The state Legislature sent Gov. Phil Murphy a long-stalled bill that would dramatically ramp up New Jersey’s electric vehicle market over the next decade.
Senate Bill 2252 was approved by a 27-12 vote in the state Senate on Monday and a 65-9 vote in the Assembly. It was widely supported by environmentalists as a way to slash carbon emissions that many contend contribute to climate change and drag down air quality.
Murphy has a week to decide whether he will approve the legislation.
The bill sets an aggressive goal for the state to have 330,000 electric vehicles on the road by the end of 2024, and a total of 2 million by 2035; it also calls for benchmarks to institute infrastructure to support these new cars.
By 2040, at least 85 percent of all light-duty vehicles – those that weigh up to 10,000 pounds – sold in the state will be plug-in EVs.
“The electric vehicle rebate program promises to be the most aggressive in the nation, appropriate given the size of our transportation market and the state of our air, Pamela Frank, chief executive officer of ChargEVC, a coalition of environmentalists and business in support of the measure, said in a Monday statement.
To support the mass influx of plug-in vehicles, the bill calls for the state to have 400 fast-charging stations and another 1,000 slow-charging stations, both by 2025. Thirty percent of all apartment, condo and townhouse developments would need to have chargers by 2030, while half of all franchise hotels would need to have chargers by 2050.
“By promoting the use of electric vehicles … we can make New Jersey air cleaner which would be a huge win for the environment and public health,” Assemblywoman Nancy Pinkin, D-18th District, a sponsor and chair of the Assembly Environment and Solid Waste Committee, said Monday in a statement.
Business groups such as the New Jersey Coalition of Automotive Retailers; New Jersey Chamber of Commerce; New Jersey Business & Industry Association; and the New Jersey Gasoline, C-Store and Automotive Association supported the measure, though it was opposed by trade groups representing the state’s petroleum and gasoline sectors.
“This bill represents a long-overdue commitment on the part of State government to put money where its mandates are,” NJCAR President Jim Appleton said in a statement. “The cash-on-the-hood incentives and infrastructure investment provided by this legislation demonstrate a real commitment to accelerate the electric vehicle market in New Jersey.”
The measure requires New Jersey Transit to electrify 10 percent of new bus purchases by the end of 2024, 50 percent of new purchases by the end of 2026 and 100 percent by the end of 2032.
With many electric vehicles carrying a price tag between $30,000 and $40,000, the bill calls for the state to subsidize such purchases with rebates of up to $5,000 per vehicle.

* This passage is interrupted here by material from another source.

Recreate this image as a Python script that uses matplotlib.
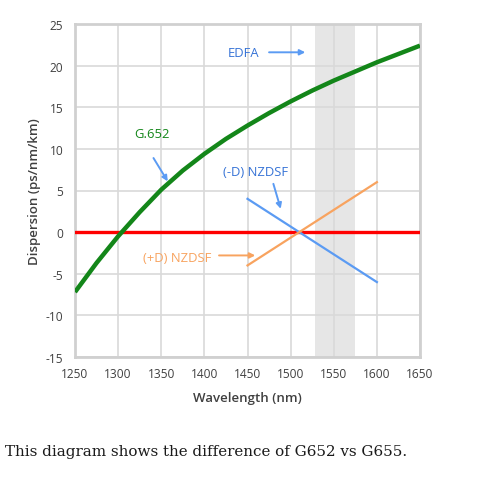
import matplotlib.pyplot as plt
import numpy as np

# G.652 standard single-mode fibre
wavelength_g652 = [1250, 1275, 1300, 1325, 1350, 1375, 1400, 1425, 1450,
                   1475, 1500, 1525, 1550, 1575, 1600, 1625, 1650]
disp_g652 = [-7.2, -3.7, -0.5, 2.4, 5.1, 7.4, 9.4, 11.2, 12.8,
             14.3, 15.7, 17.0, 18.2, 19.3, 20.4, 21.4, 22.4]

# G.655 non-zero dispersion shifted fibres (straight lines)
wavelength_nzdsf = [1450, 1600]
disp_neg_nzdsf = [4.0, -6.0]
disp_pos_nzdsf = [-4.0, 6.0]

# EDFA band
edfa_band = [1528, 1575]

x_ticks = [1250, 1300, 1350, 1400, 1450, 1500, 1550, 1600, 1650]
y_ticks = [-15, -10, -5, 0, 5, 10, 15, 20, 25]

caption = "This diagram shows the difference of G652 vs G655."

plt.rcParams['font.family'] = ['Open Sans', 'DejaVu Sans']
plt.rcParams['axes.unicode_minus'] = False

GREEN = '#138619'
RED = '#ff0000'
BLUE_LINE = '#5b9bf3'
BLUE_TEXT = '#3673d6'
ORANGE = '#f8a35f'
GRID = '#d9d9d9'
TEXT = '#404040'

fig = plt.figure(figsize=(4.92, 4.89), dpi=100)
ax = fig.add_axes([75 / 492, 1 - 358 / 489, 345 / 492, 333 / 489])

ax.axvspan(edfa_band[0], edfa_band[1], color='#e6e6e6', zorder=0, lw=0)

ax.set_xlim(1250, 1650)
ax.set_ylim(-15, 25)
ax.set_xticks(x_ticks)
ax.set_yticks(y_ticks)
ax.grid(True, color=GRID, linewidth=1.2, zorder=0.5)
ax.set_axisbelow(True)
for s in ax.spines.values():
    s.set_color('#d0d0d0')
    s.set_linewidth(2)
ax.tick_params(length=0, labelsize=8.6, labelcolor=TEXT)
ax.tick_params(axis='y', pad=8.5)
ax.tick_params(axis='x', pad=7)

ax.axhline(0, color=RED, linewidth=2.4, zorder=3)
ax.plot(wavelength_g652, disp_g652, color=GREEN, linewidth=3.2, zorder=4,
        solid_capstyle='butt')
ax.plot(wavelength_nzdsf, disp_neg_nzdsf, color=BLUE_LINE, linewidth=1.6, zorder=4)
ax.plot(wavelength_nzdsf, disp_pos_nzdsf, color=ORANGE, linewidth=1.6, zorder=4)

ax.set_xlabel('Wavelength (nm)', fontsize=9.5, color=TEXT, fontweight='semibold',
              labelpad=8)
ax.set_ylabel('Dispersion (ps/nm/km)', fontsize=9.5, color=TEXT,
              fontweight='semibold', labelpad=3)

arrow = dict(arrowstyle='-|>', lw=1.4, mutation_scale=8, shrinkA=0, shrinkB=0)

ax.text(1445, 21.6, 'EDFA', color=BLUE_TEXT, fontsize=9.4, ha='center', va='center')
ax.annotate('', xy=(1517, 21.6), xytext=(1475, 21.6),
            arrowprops=dict(arrow, color=BLUE_LINE))

ax.text(1339, 11.8, 'G.652', color=GREEN, fontsize=9.4, ha='center', va='center')
ax.annotate('', xy=(1357.5, 6.1), xytext=(1341, 8.9),
            arrowprops=dict(arrow, color=BLUE_LINE))

ax.text(1459, 7.3, '(-D) NZDSF', color=BLUE_TEXT, fontsize=9.4, ha='center', va='center')
ax.annotate('', xy=(1488.5, 2.8), xytext=(1480, 5.8),
            arrowprops=dict(arrow, color=BLUE_LINE))

ax.text(1368.5, -3.0, '(+D) NZDSF', color=ORANGE, fontsize=9.4, ha='center', va='center')
ax.annotate('', xy=(1459, -2.8), xytext=(1417, -2.8),
            arrowprops=dict(arrow, color=ORANGE))

fig.text(5 / 492, 1 - 452 / 489, caption, family='DejaVu Serif', fontsize=10.9,
         color='#1a1a1a', va='center', ha='left')

fig.savefig('out.png', dpi=100)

Under the legislation, the rebates would come out of a $30 million state fund financed by the existing clean energy surcharge tacked onto utility bills.
That drew the wariness of such groups like the New Jersey Rate Counsel, an arm of the state government tasked with utility rates across the state in check.
“Private investment – as opposed to ratepayer dollars – is and will be available to pay for much of what needs to be done to reach the goals of the bills,” reads testimony from Stefanie Brand, the counsel’s director.